HOW BENIGN IS BENIGN OVERFITTING?

Abstract

We investigate two causes for adversarial vulnerability in deep neural networks: bad data and (poorly) trained models. When trained with SGD, deep neural networks essentially achieve zero training error, even in the presence of label noise, while also exhibiting good generalization on natural test data, something referred to as benign overfitting (Bartlett et al., 2020; Chatterji & Long, 2020). However, these models are vulnerable to adversarial attacks. We identify label noise as one of the causes for adversarial vulnerability, and provide theoretical and empirical evidence in support of this. Surprisingly, we find several instances of label noise in datasets such as MNIST and CIFAR, and that robustly trained models incur training error on some of these, i.e. they don't fit the noise. However, removing noisy labels alone does not suffice to achieve adversarial robustness. We conjecture that in part sub-optimal representation learning is also responsible for adversarial vulnerability.

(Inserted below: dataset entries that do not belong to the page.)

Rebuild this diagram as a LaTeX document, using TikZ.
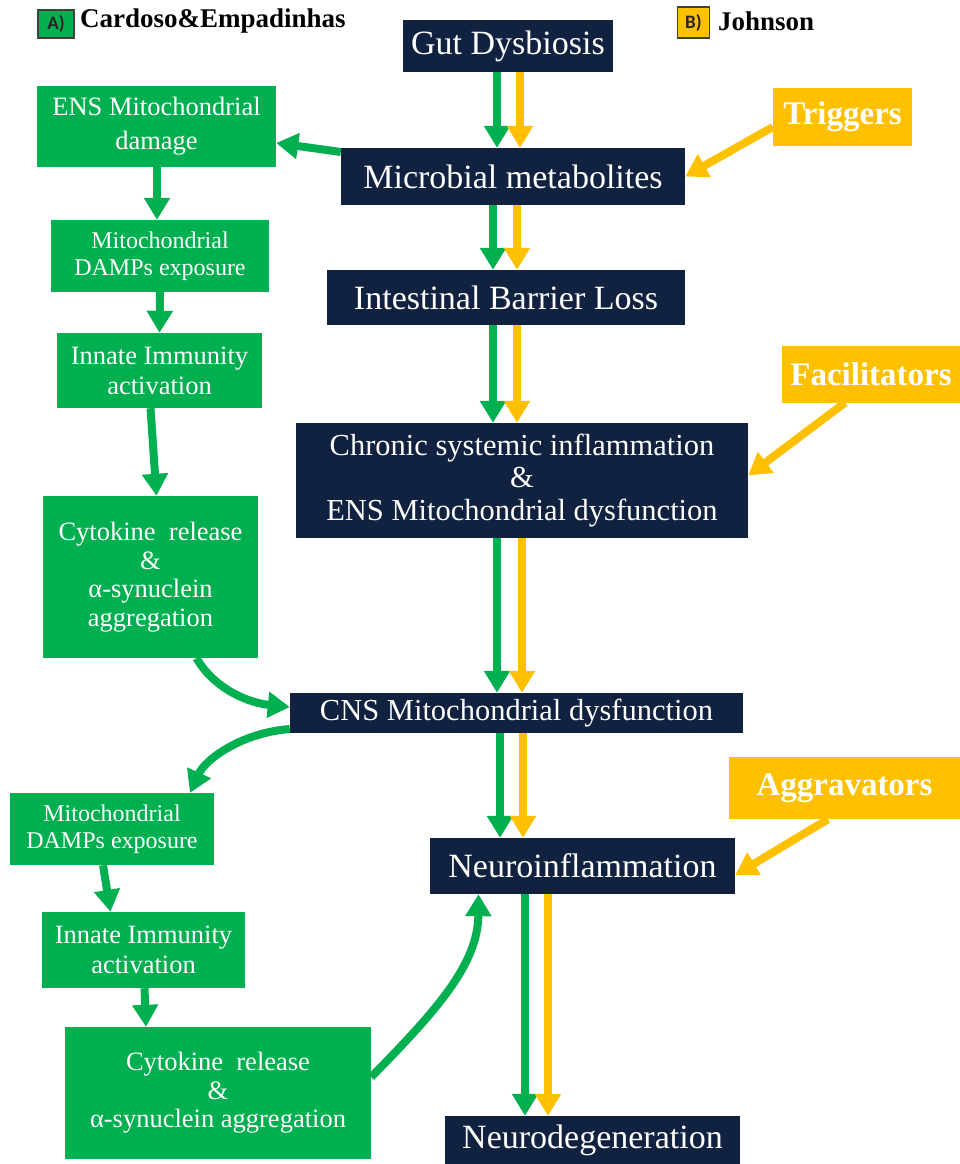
\documentclass[tikz,border=0pt]{standalone}
\usepackage{fontspec}
\setmainfont{Liberation Serif}
\newfontfamily\carlito{Carlito}
\usetikzlibrary{arrows.meta}
\definecolor{navy}{HTML}{10223F}
\definecolor{gbox}{HTML}{00B050}
\definecolor{ybox}{HTML}{FFC000}
\begin{document}
\begin{tikzpicture}[x=1pt,y=-1pt,
 dark/.style={fill=navy,text=white,inner sep=0pt,font=\fontsize{34}{35}\selectfont,align=center},
 gbx/.style={fill=gbox,text=white,inner sep=0pt,font=\fontsize{26}{29}\selectfont,align=center},
 ybx/.style={fill=ybox,text=white,inner sep=0pt,font=\bfseries\fontsize{33}{36}\selectfont},
 garr/.style={draw=gbox,line width=8pt,-{Triangle[width=25pt,length=22pt]}},
 yarr/.style={draw=ybox,line width=8pt,-{Triangle[width=25pt,length=22pt]}},
 legbox/.style={draw=black!75,line width=1.2pt,inner sep=0pt,text=black!85,font=\carlito\bfseries\fontsize{19}{19}\selectfont},
 legtext/.style={anchor=west,inner sep=0pt,font=\bfseries\fontsize{27}{27}\selectfont}]
\useasboundingbox (0,0) rectangle (960,1164);
\fill[white] (0,0) rectangle (960,1164);

% legend
\node[legbox,fill=gbox,minimum width=36pt,minimum height=28pt] (la) at (56,24) {A)};
\node[legtext] (lat) at (80,21.5) {Cardoso\&Empadinhas};
\node[legbox,fill=ybox,minimum width=32pt,minimum height=31pt] (lb) at (693.5,22.5) {B)};
\node[legtext] (lbt) at (718,21.5) {Johnson};

% dark nodes
\node[dark,minimum width=210pt,minimum height=52pt] (gut) at (508,46) {Gut Dysbiosis};
\node[dark,minimum width=344pt,minimum height=57pt] (micro) at (513,176.5) {Microbial metabolites};
\node[dark,minimum width=358pt,minimum height=55pt] (intest) at (506,297.5) {Intestinal Barrier Loss};
\node[dark,minimum width=452pt,minimum height=115pt,font=\fontsize{30.5}{32.5}\selectfont] (chronic) at (522,480.5) {Chronic systemic inflammation\\\&\\ENS Mitochondrial dysfunction};
\node[dark,minimum width=453pt,minimum height=40pt,font=\fontsize{30.5}{32}\selectfont] (cns) at (516.5,713) {CNS Mitochondrial dysfunction};
\node[dark,minimum width=305pt,minimum height=56pt] (neuroinf) at (582.5,866) {Neuroinflammation};
\node[dark,minimum width=295pt,minimum height=48pt] (neurodeg) at (592.5,1140) {Neurodegeneration};

% green nodes
\node[gbx,minimum width=239pt,minimum height=81pt,font=\fontsize{26.5}{34}\selectfont] (ensd) at (156.5,126.5) {ENS Mitochondrial\\damage};
\node[gbx,minimum width=218pt,minimum height=72pt,font=\fontsize{24}{27}\selectfont] (damps1) at (160,256) {Mitochondrial\\DAMPs exposure};
\node[gbx,minimum width=205pt,minimum height=75pt,font=\fontsize{26.5}{30}\selectfont] (innate1) at (159.5,370.5) {Innate Immunity\\activation};
\node[gbx,minimum width=215pt,minimum height=162pt,font=\fontsize{26.5}{28.5}\selectfont] (cyto1) at (150.5,577) {Cytokine\ \ release\\\&\\α-synuclein\\aggregation};
\node[gbx,minimum width=204pt,minimum height=72pt,font=\fontsize{24}{27}\selectfont] (damps2) at (112,829) {Mitochondrial\\DAMPs exposure};
\node[gbx,minimum width=203pt,minimum height=76pt,font=\fontsize{26.5}{30}\selectfont] (innate2) at (143.5,950) {Innate Immunity\\activation};
\node[gbx,minimum width=306pt,minimum height=132pt,font=\fontsize{26.5}{28.5}\selectfont] (cyto2) at (218,1093) {Cytokine\ \ release\\\&\\α-synuclein aggregation};

% yellow nodes
\node[ybx,minimum width=139pt,minimum height=58pt] (trig) at (842.5,117) {Triggers};
\node[ybx,minimum width=178pt,minimum height=57pt] (facil) at (871,374) {Facilitators};
\node[ybx,minimum width=231pt,minimum height=62pt] (aggr) at (844.5,788) {Aggravators};

% column coordinates
\coordinate (g1) at (497,0); \coordinate (y1) at (520,0);
\coordinate (g2) at (493,0); \coordinate (y2) at (517,0);
\coordinate (g3) at (493,0); \coordinate (y3) at (517,0);
\coordinate (g4) at (497,0); \coordinate (y4) at (522,0);
\coordinate (g5) at (500,0); \coordinate (y5) at (523,0);
\coordinate (g6) at (525,0); \coordinate (y6) at (548,0);

% main vertical arrows
\draw[garr] (gut.south -| g1) -- (micro.north -| g1);
\draw[yarr] (gut.south -| y1) -- (micro.north -| y1);
\draw[garr] (micro.south -| g2) -- (intest.north -| g2);
\draw[yarr] (micro.south -| y2) -- (intest.north -| y2);
\draw[garr] (intest.south -| g3) -- (chronic.north -| g3);
\draw[yarr] (intest.south -| y3) -- (chronic.north -| y3);
\draw[garr] (chronic.south -| g4) -- (cns.north -| g4);
\draw[yarr] (chronic.south -| y4) -- (cns.north -| y4);
\draw[garr] (cns.south -| g5) -- (neuroinf.north -| g5);
\draw[yarr] (cns.south -| y5) -- (neuroinf.north -| y5);
\draw[garr] (neuroinf.south -| g6) -- (neurodeg.north -| g6);
\draw[yarr] (neuroinf.south -| y6) -- (neurodeg.north -| y6);

% left green chain
\draw[garr] ([yshift=24.5pt]micro.west) -- ([yshift=-16.5pt]ensd.east);
\draw[garr] ([xshift=0.5pt]ensd.south) -- ([xshift=-3pt]damps1.north);
\draw[garr] (damps1.south) -- (innate1.north);
\draw[garr] ([xshift=-9pt]innate1.south) -- ([xshift=6pt]cyto1.north);
\draw[garr] ([xshift=46pt]cyto1.south) .. controls (215,690) and (250,703) .. ([yshift=6pt]cns.west);
\draw[garr] ([yshift=-16pt]cns.west) .. controls (240,733) and (205,760) .. ([xshift=78pt]damps2.north);
\draw[garr] ([xshift=-9pt]damps2.south) -- ([xshift=-33pt]innate2.north);
\draw[garr] ([xshift=1pt]innate2.south) -- ([xshift=-72pt]cyto2.north);
\draw[garr] ([yshift=16pt]cyto2.east) .. controls (435,1012) and (478,965) .. ([xshift=-104pt]neuroinf.south);

% yellow side arrows
\draw[yarr] ([yshift=-10pt]trig.west) -- (micro.east);
\draw[yarr] ([xshift=-26pt]facil.south) -- ([yshift=5pt]chronic.east);
\draw[yarr] ([xshift=-16.5pt]aggr.south) -- ([yshift=-9pt]neuroinf.east);
\end{tikzpicture}
\end{document}
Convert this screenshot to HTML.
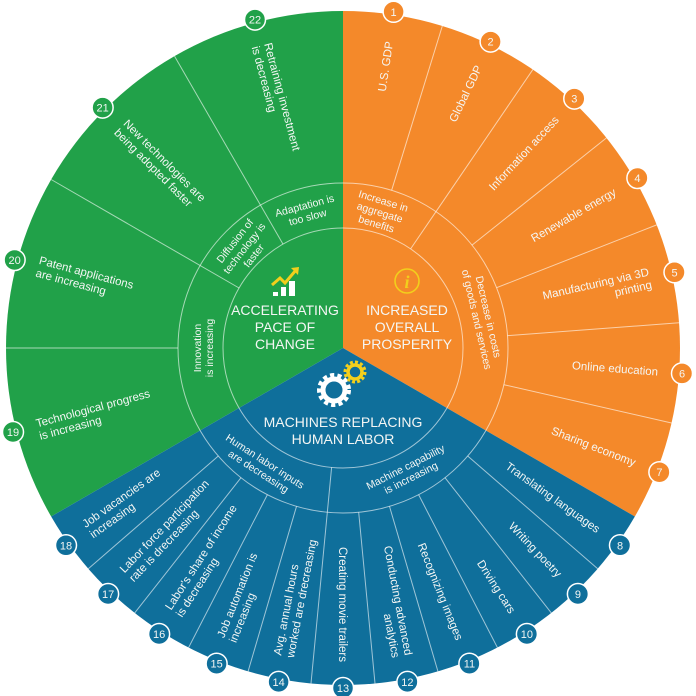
<!DOCTYPE html>
<html><head><meta charset="utf-8"><style>
html,body{margin:0;padding:0;background:#fff;}
svg{display:block;}
text{font-family:"Liberation Sans",sans-serif;fill:#f4f6f4;}
.o{font-size:11.5px;}
.m{font-size:10.5px;}
.n{font-size:11px;text-anchor:middle;}
.t{font-size:14px;text-anchor:middle;}
</style></head><body>
<svg width="696" height="696" viewBox="0 0 696 696" xmlns="http://www.w3.org/2000/svg">
<path d="M343,348 L343,11 A337,337 0 0,0 51.15,516.5 Z" fill="#21a149"/>
<path d="M343,348 L343,11 A337,337 0 0,1 634.85,516.5 Z" fill="#f4892a"/>
<path d="M343,348 L51.15,516.5 A337,337 0 0,0 634.85,516.5 Z" fill="#0f6f9b"/>
<g transform="translate(343,348)" stroke="#fff" stroke-opacity="0.6" stroke-width="1" fill="none">
<circle r="120"/><circle r="165"/>
<g>
<line x1="165" x2="337" transform="rotate(-72.86)"/>
<line x1="165" x2="337" transform="rotate(-55.71)"/>
<line x1="165" x2="337" transform="rotate(-38.57)"/>
<line x1="165" x2="337" transform="rotate(-21.43)"/>
<line x1="165" x2="337" transform="rotate(-4.29)"/>
<line x1="165" x2="337" transform="rotate(12.86)"/>
<line x1="165" x2="337" transform="rotate(-319.09)"/>
<line x1="165" x2="337" transform="rotate(-308.18)"/>
<line x1="165" x2="337" transform="rotate(-297.27)"/>
<line x1="165" x2="337" transform="rotate(-286.36)"/>
<line x1="165" x2="337" transform="rotate(-275.45)"/>
<line x1="165" x2="337" transform="rotate(-264.55)"/>
<line x1="165" x2="337" transform="rotate(-253.64)"/>
<line x1="165" x2="337" transform="rotate(-242.73)"/>
<line x1="165" x2="337" transform="rotate(-231.82)"/>
<line x1="165" x2="337" transform="rotate(-220.91)"/>
<line x1="120" x2="337" transform="rotate(-120)"/>
<line x1="120" x2="337" transform="rotate(-150)"/>
<line x1="165" x2="337" transform="rotate(-180)"/>
<line x1="120" x2="165" transform="rotate(-55.71)"/>
<line x1="120" x2="165" transform="rotate(-264.55)"/>
</g>
</g>
<g transform="translate(343,348)" stroke="#fff" stroke-width="1.5">
<g fill="#f4892a">
<circle r="10.5" cx="50.6" cy="-336.2"/>
<circle r="10.5" cx="147.6" cy="-306.4"/>
<circle r="10.5" cx="231.3" cy="-249.4"/>
<circle r="10.5" cx="294.4" cy="-170"/>
<circle r="10.5" cx="331.5" cy="-75.7"/>
<circle r="10.5" cx="339" cy="25.4"/>
<circle r="10.5" cx="316.4" cy="124.2"/>
</g>
<g fill="#0f6f9b">
<circle r="10.5" cx="277" cy="197.3"/>
<circle r="10.5" cx="234.9" cy="246"/>
<circle r="10.5" cx="183.9" cy="286"/>
<circle r="10.5" cx="126.4" cy="315.7"/>
<circle r="10.5" cx="64.4" cy="333.9"/>
<circle r="10.5" cx="0" cy="340"/>
<circle r="10.5" cx="-64.4" cy="333.9"/>
<circle r="10.5" cx="-126.4" cy="315.7"/>
<circle r="10.5" cx="-183.9" cy="286"/>
<circle r="10.5" cx="-234.9" cy="246"/>
<circle r="10.5" cx="-277" cy="197.3"/>
</g>
<g fill="#21a149">
<circle r="10.5" cx="-330" cy="84"/>
<circle r="10.5" cx="-328.4" cy="-88"/>
<circle r="10.5" cx="-240.4" cy="-240.4"/>
<circle r="10.5" cx="-88" cy="-328.4"/>
</g>
</g>
<g transform="translate(343,352)">
<text class="n" x="50.6" y="-336.2">1</text>
<text class="n" x="147.6" y="-306.4">2</text>
<text class="n" x="231.3" y="-249.4">3</text>
<text class="n" x="294.4" y="-170">4</text>
<text class="n" x="331.5" y="-75.7">5</text>
<text class="n" x="339" y="25.4">6</text>
<text class="n" x="316.4" y="124.2">7</text>
<text class="n" x="277" y="197.3">8</text>
<text class="n" x="234.9" y="246">9</text>
<text class="n" x="183.9" y="286">10</text>
<text class="n" x="126.4" y="315.7">11</text>
<text class="n" x="64.4" y="333.9">12</text>
<text class="n" x="0" y="340">13</text>
<text class="n" x="-64.4" y="333.9">14</text>
<text class="n" x="-126.4" y="315.7">15</text>
<text class="n" x="-183.9" y="286">16</text>
<text class="n" x="-234.9" y="246">17</text>
<text class="n" x="-277" y="197.3">18</text>
<text class="n" x="-330" y="84">19</text>
<text class="n" x="-328.4" y="-88">20</text>
<text class="n" x="-240.4" y="-240.4">21</text>
<text class="n" x="-88" y="-328.4">22</text>
</g>
<g transform="translate(343,348)" class="o">
<g text-anchor="end">
<text transform="rotate(-81.43)" x="310" y="4">U.S. GDP</text>
<text transform="rotate(-64.29)" x="313" y="4">Global GDP</text>
<text transform="rotate(-47.14)" x="314" y="4">Information access</text>
<text transform="rotate(-30)" x="314" y="4">Renewable energy</text>
<text transform="rotate(-12.86)" x="315" y="-2.5">Manufacturing via 3D<tspan x="315" y="10.5">printing</tspan></text>
<text transform="rotate(4.29)" x="316" y="4">Online education</text>
<text transform="rotate(21.43)" x="314" y="4">Sharing economy</text>
<text transform="rotate(-324.55)" x="314" y="4">Translating languages</text>
<text transform="rotate(-313.64)" x="314" y="4">Writing poetry</text>
<text transform="rotate(-302.73)" x="314" y="4">Driving cars</text>
<text transform="rotate(-291.82)" x="314" y="4">Recognizing images</text>
<text transform="rotate(-280.91)" x="314" y="-2.5">Conducting advanced<tspan x="314" y="10.5">analytics</tspan></text>
<text transform="rotate(-270)" x="314" y="4">Creating movie trailers</text>
</g>
<g text-anchor="start">
<text transform="rotate(-79.09)" x="-314" y="-2.5">Avg. annual hours<tspan x="-314" y="10.5">worked are drecreasing</tspan></text>
<text transform="rotate(-68.18)" x="-314" y="-2.5">Job automation is<tspan x="-314" y="10.5">increasing</tspan></text>
<text transform="rotate(-57.27)" x="-314" y="-2.5">Labor's share of income<tspan x="-314" y="10.5">is decreasing</tspan></text>
<text transform="rotate(-46.36)" x="-314" y="-2.5">Labor force participation<tspan x="-314" y="10.5">rate is drecreasing</tspan></text>
<text transform="rotate(-35.45)" x="-314" y="-2.5">Job vacancies are<tspan x="-314" y="10.5">increasing</tspan></text>
<text transform="rotate(-15)" x="-316" y="-2.5">Technological progress<tspan x="-316" y="10.5">is increasing</tspan></text>
<text transform="rotate(15)" x="-316" y="-2.5">Patent applications<tspan x="-316" y="10.5">are increasing</tspan></text>
<text transform="rotate(45)" x="-314" y="-2.5">New technologies are<tspan x="-314" y="10.5">being adopted faster</tspan></text>
<text transform="rotate(75)" x="-314" y="-2.5">Retraining investment<tspan x="-314" y="10.5">is decreasing</tspan></text>
</g>
</g>
<g class="m" text-anchor="middle">
<text transform="translate(306,211) rotate(-15)" y="-2">Adaptation is<tspan x="0" y="10">too slow</tspan></text>
<text transform="translate(244,248) rotate(-52)" y="-8">Diffusion of<tspan x="0" y="4">technology is</tspan><tspan x="0" y="16">faster</tspan></text>
<text transform="translate(203,348) rotate(-90)" y="-2">Innovation<tspan x="0" y="10">is increasing</tspan></text>
<text transform="translate(380,212) rotate(17)" y="-8">Increase in<tspan x="0" y="4">aggregate</tspan><tspan x="0" y="16">benefits</tspan></text>
<text transform="translate(483,318) rotate(77)" y="-2">Decrease in costs<tspan x="0" y="10">of goods and services</tspan></text>
<text transform="translate(262,466) rotate(33)" y="-2">Human labor inputs<tspan x="0" y="10">are decreasing</tspan></text>
<text transform="translate(408,472) rotate(-27)" y="-2">Machine capability<tspan x="0" y="10">is increasing</tspan></text>
</g>
<text class="t" x="285" y="315">ACCELERATING</text>
<text class="t" x="285" y="332">PACE OF</text>
<text class="t" x="285" y="349">CHANGE</text>
<text class="t" x="407" y="315">INCREASED</text>
<text class="t" x="407" y="332">OVERALL</text>
<text class="t" x="407" y="349">PROSPERITY</text>
<text class="t" x="343" y="427">MACHINES REPLACING</text>
<text class="t" x="343" y="444">HUMAN LABOR</text>
<g fill="#fff">
<rect x="273" y="292" width="5" height="4"/>
<rect x="281" y="287" width="5" height="9"/>
<rect x="289" y="281" width="6" height="15"/>
</g>
<polyline points="272,285 280,278 285,283 296,270" fill="none" stroke="#f2cf1c" stroke-width="3"/>
<polygon points="291,268 299,267 298,275" fill="#f2cf1c"/>
<circle cx="407" cy="281" r="12" fill="none" stroke="#f2cf1c" stroke-width="1.6"/>
<text x="407" y="288" style="fill:#f2cf1c;font-size:18px;font-weight:bold;font-style:italic;font-family:'Liberation Serif',serif" text-anchor="middle">i</text>
<circle cx="334" cy="390" r="11" fill="none" stroke="#fff" stroke-width="5"/>
<circle cx="334" cy="390" r="15" fill="none" stroke="#fff" stroke-width="4" stroke-dasharray="4.2 3.2"/>
<circle cx="355" cy="372" r="7" fill="none" stroke="#f2cf1c" stroke-width="3.5"/>
<circle cx="355" cy="372" r="10" fill="none" stroke="#f2cf1c" stroke-width="3" stroke-dasharray="3 2.2"/>
</svg>
</body></html>
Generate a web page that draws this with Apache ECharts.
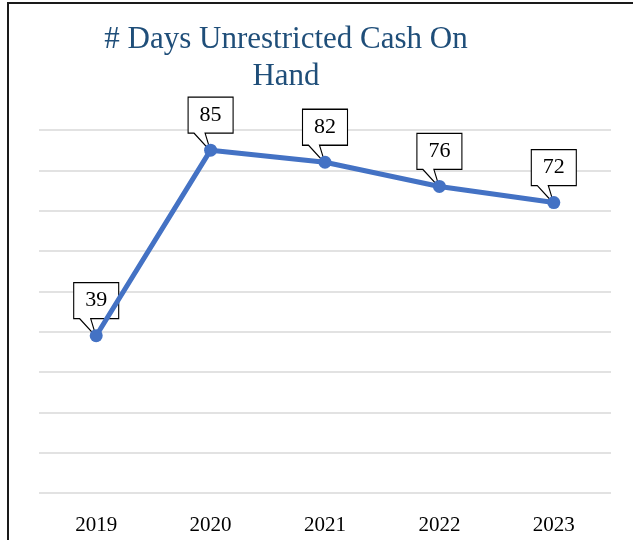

By means of simple theoretical setups, we show how the choice of representation can drastically affect adversarial robustness.

1. INTRODUCTION

Modern machine learning methods achieve a very high accuracy on wide range of tasks, e.g. in computer vision, natural language processing etc. However, especially in vision tasks, they have been shown to be highly vulnerable to small adversarial perturbations that are imperceptible to the human eye (Dalvi et al., 2004; Biggio & Roli, 2018; Goodfellow et al., 2014) . This vulnerability poses serious security concerns when these models are deployed in real-world tasks (cf. (Papernot et al., 2017; Schönherr et al., 2018; Hendrycks et al., 2019b; Li et al., 2019a) ). A large body of research has been devoted to crafting defences to protect neural networks from adversarial attacks (e.g. (Goodfellow et al., 2014; Papernot et al., 2015; Tramèr et al., 2018; Madry et al., 2018; Zhang et al., 2019) ). However, such defences have usually been broken by future attacks (Athalye et al., 2018; Tramer et al., 2020) . This arms race between attacks and defenses suggests that to create a truly robust model would require a deeper understanding of the source of this vulnerability. Our goal in this paper is not to propose new defenses, but to provide better answers to the question: what causes adversarial vulnerability? In doing so, we also seek to understand how existing methods designed to achieve adversarial robustness overcome some of the hurdles pointed out by our work. We identify two sources of adversarial vulnerability that, to the best of our knowledge, have not been properly studied before: a) memorization of label noise, and b) improper representation learning. Overfitting Label Noise: Starting with the celebrated work of Zhang et al. ( 2016) it has been observed that neural networks trained with SGD are capable of memorizing large amounts of label noise. Recent theoretical work (e.g. (Liang & Rakhlin, 2018; Belkin et al., 2018b; a; Hastie et al., 2019;